Writes D K Sengbeh in Accra, Ghana

West African Journalists from Liberia, Sierra Leone, Ghana, Nigeria, Togo and Gambia at the Ghana International Press Center In Accra, Ghana

West African journalists have been admonished to be cautious in reporting on conflict situations in the sub region that has been engulfed by wars and instabilities for the past two decades.

The journalists were told that they have to practice conflict sensitive and peace reporting and avoid forms of reportage that have the propensity to fuel and escalate violence and destruction.

The reports of the media has the propensity to escalate conflict…therefore “media practitioners need to demonstrate professionalism in the use of language when reporting on conflict situations,” Mr. Albert Sam, Public Relations Officer of the Graphic Communications Group, Publisher of the largest newspaper and publishing house in the Republic of Ghana, told the journalists.

Mr. Sam gave the admonition last week when he addressed 15 West African journalists from six countries including Liberia, Sierra Leone, Gambia, Nigeria, Togo and Ghana, who are attending a two-week intensive training on conflict reporting and resolution in Accra. The journalists, as part of the training program, had gone to tour the Graphic.

The training is being sponsored by the International Institute of Journalism of INWENT, the German government’s capacity building organization.

West Africa is branded as one of the hotspots for violent conflicts in the world. For the past two decades, civil wars and violent political conflicts have engulfed the region including those in Liberia and Sierra Leone, Guinea Bissau, Cote d’Iviore, Senegal, Niger, and Guinea, among others, killing hundreds of thousands of people and destroying millions of dollars worth of properties.

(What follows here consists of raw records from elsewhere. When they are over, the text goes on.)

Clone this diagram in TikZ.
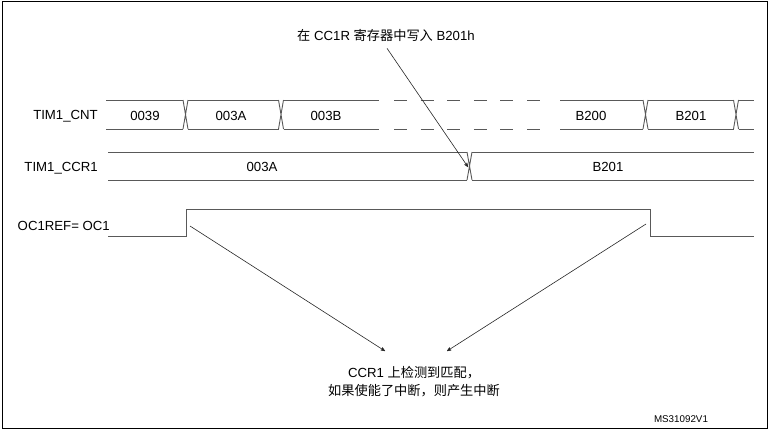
\documentclass[tikz,border=0pt]{standalone}
\usepackage{fontspec}
\setmainfont{Liberation Sans}
\newfontfamily\cjk{Noto Sans CJK SC}
\usetikzlibrary{arrows}

\begin{document}
\begin{tikzpicture}[x=1pt,y=-1pt,>=stealth',font=\fontsize{13.2}{18}\selectfont]
  \tikzstyle{frame}=[draw=black,line width=1.4pt]
  \tikzstyle{wave}=[draw=black!65,line width=0.9pt]
  \tikzstyle{gap}=[wave,dash pattern=on 13pt off 13.6pt]
  \tikzstyle{signal}=[anchor=east,inner sep=0pt]
  \tikzstyle{value}=[inner sep=0pt]
  \tikzstyle{pointer}=[->,draw=black!85,line width=0.6pt]
  \useasboundingbox (0,0) rectangle (770,431);
  \draw[frame] (2.5,1.5) rectangle (767.5,428.5);

  % signal names
  \node[signal] (cnt) at (98,116) {TIM1\_CNT};
  \node[signal] (ccr) at (98,168) {TIM1\_CCR1};
  \node[signal] (oc) at (110,226) {OC1REF= OC1};

  % counter
  \draw[wave] (106,100) -- (183,100) (188,100) -- (278.5,100) (283.5,100) -- (379,100);
  \draw[wave] (106,129) -- (183,129) (188,129) -- (278.5,129) (283.5,129) -- (379,129);
  \draw[gap] (394,100) -- (541,100);
  \draw[gap] (394,129) -- (541,129);
  \draw[wave] (560,100) -- (643,100) (648,100) -- (733.5,100) (738.5,100) -- (754,100);
  \draw[wave] (560,129) -- (643,129) (648,129) -- (733.5,129) (738.5,129) -- (754,129);
  \foreach \x in {185.5,281,645.5,736}
    \draw[wave] (\x-2.5,100) -- (\x+2.5,129) (\x+2.5,100) -- (\x-2.5,129);
  \node[value] (c39) at (145,116) {0039};
  \node[value] (c3a) at (231,116) {003A};
  \node[value] (c3b) at (326,116) {003B};
  \node[value] (c200) at (591,116) {B200};
  \node[value] (c201) at (691,116) {B201};

  % compare register
  \draw[wave] (108,152) -- (467,152) (472,152) -- (754,152);
  \draw[wave] (108,180) -- (467,180) (472,180) -- (754,180);
  \draw[wave] (467,152) -- (472,180) (472,152) -- (467,180);
  \coordinate (load) at (468,167);
  \node[value] (old) at (262,167) {003A};
  \node[value] (new) at (608,167) {B201};

  % output reference
  \draw[wave] (108,236) -- (186,236) -- (186,209) -- (650,209) -- (650,236) -- (754,236);
  \coordinate (rise) at (190,226);
  \coordinate (fall) at (646,224);

  % notes
  \node[value] (write) at (386,35) {{\cjk 在} CC1R {\cjk 寄存器中写入} B201h};
  \node[value,align=center] (match) at (414,382)
    {CCR1 {\cjk 上检测到匹配，}\\{\cjk 如果使能了中断，则产生中断}};
  \coordinate (hitl) at (385,351);
  \coordinate (hitr) at (447,351);
  \draw[pointer] (write.south) ++(1,7) -- (load);
  \draw[pointer] (rise) -- (hitl);
  \draw[pointer] (fall) -- (hitr);

  \node[value,font=\fontsize{9.8}{12}\selectfont] (id) at (681,419) {MS31092V1};
\end{tikzpicture}
\end{document}
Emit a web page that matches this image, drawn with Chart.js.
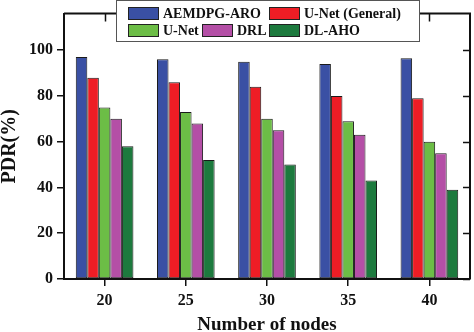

These conflicts have also forced millions into refugees and displaced camps, increased poverty and retarded development.
It is reported that the media has played a significant role in either escalating or resolving these uprisings, based on their reports, stressing the need for training of journalists in the region to report in such a way that conflicts can be avoided or resolved.
Mr. Sam, a veteran Ghanaian journalist who covered the conflict in Liberia and the country’s 1997 elections, said the role of the media in conflict resolution or escalation can not be overemphasized, as “the pen, used by journalists is mightier than any weapon of mass destruction”.
“As a journalist myself, I have rich experience from reporting on [several] peace keeping operations  – United Nations Interim Force in Lebanon (UNIMFIL), the United Nations Truce Supervision Organization (UNTSO) in the Middle East, the ECOWAS Monitoring Group (ECOMOG) in Liberia,” he said.
“In all these,” he furthered, “what I learnt and experienced, which is imprinted on my mind, is the need to indeed   exercise caution and desist from inflaming passion.”
He said journalists must not take side in a conflict situation, but to remain neutral in reporting the facts, being cognizant of their social responsibilities.
The Ghanaian journalist then set three examples of “negative” media reports in Ghana, Kenya and India that escalated the conflicts and claims lived.
During the Kokomba and Nanumba ethnic clashes (in Ghana) that claimed tens of lives, Mr. Sam said, one of the major problems that inflamed passions was a press statement issued by the military that “the Kokombas were the aggressors” instead of saying that the Kokomba were aggressive.
This statement, he noted, led to the Kokomba taking serious offence and accusing the military peacekeepers of taking side.
In the Kenyan example, Mr. Sam relate that two Kenyan drunkards fought in the in a bard. The next day, the media reported that a “Leo” and a “Kikiyu” (two bitter rival tribes) had fought without stating the mental conditions of the combatants but played on the deep-seated animosity between the two leading ethnic groups in the country.
According to the Ghanaian journalist, the consequence of such reporting was widespread communal fighting between the two tribes across the length and breadth of the country, leading to fatalities.
In his final instance, the Graphic Communications PRO explained that during the death of the former Prime Minister of India, Indira Ghandi, the media reported that the Prime Minister was killed with two of his “Sikh” bodyguards. The report, he stated, led to reprisal attacks on the Sikh.
“The media could have just reported that the Prime Minister was killed by two of her bodyguards, he noted.
Mr. Sam said all of the above examples led to escalation of the conflicts, resulting into avoidable deaths, with the media to blame.
“My advice therefore is that in any conflict situation, we [journalists] must try to be neutral while it rages on,” he said, adding, “For that is not the time to pass judgment on who is wrong or right.”
Thye Informer’s News Editor and Moses Varfee Kowo, the Legislative reporter of FrontPage Africa are representing Liberia at the training. They were selected, through a rigorous process, among several Liberian journalists who applied for the program.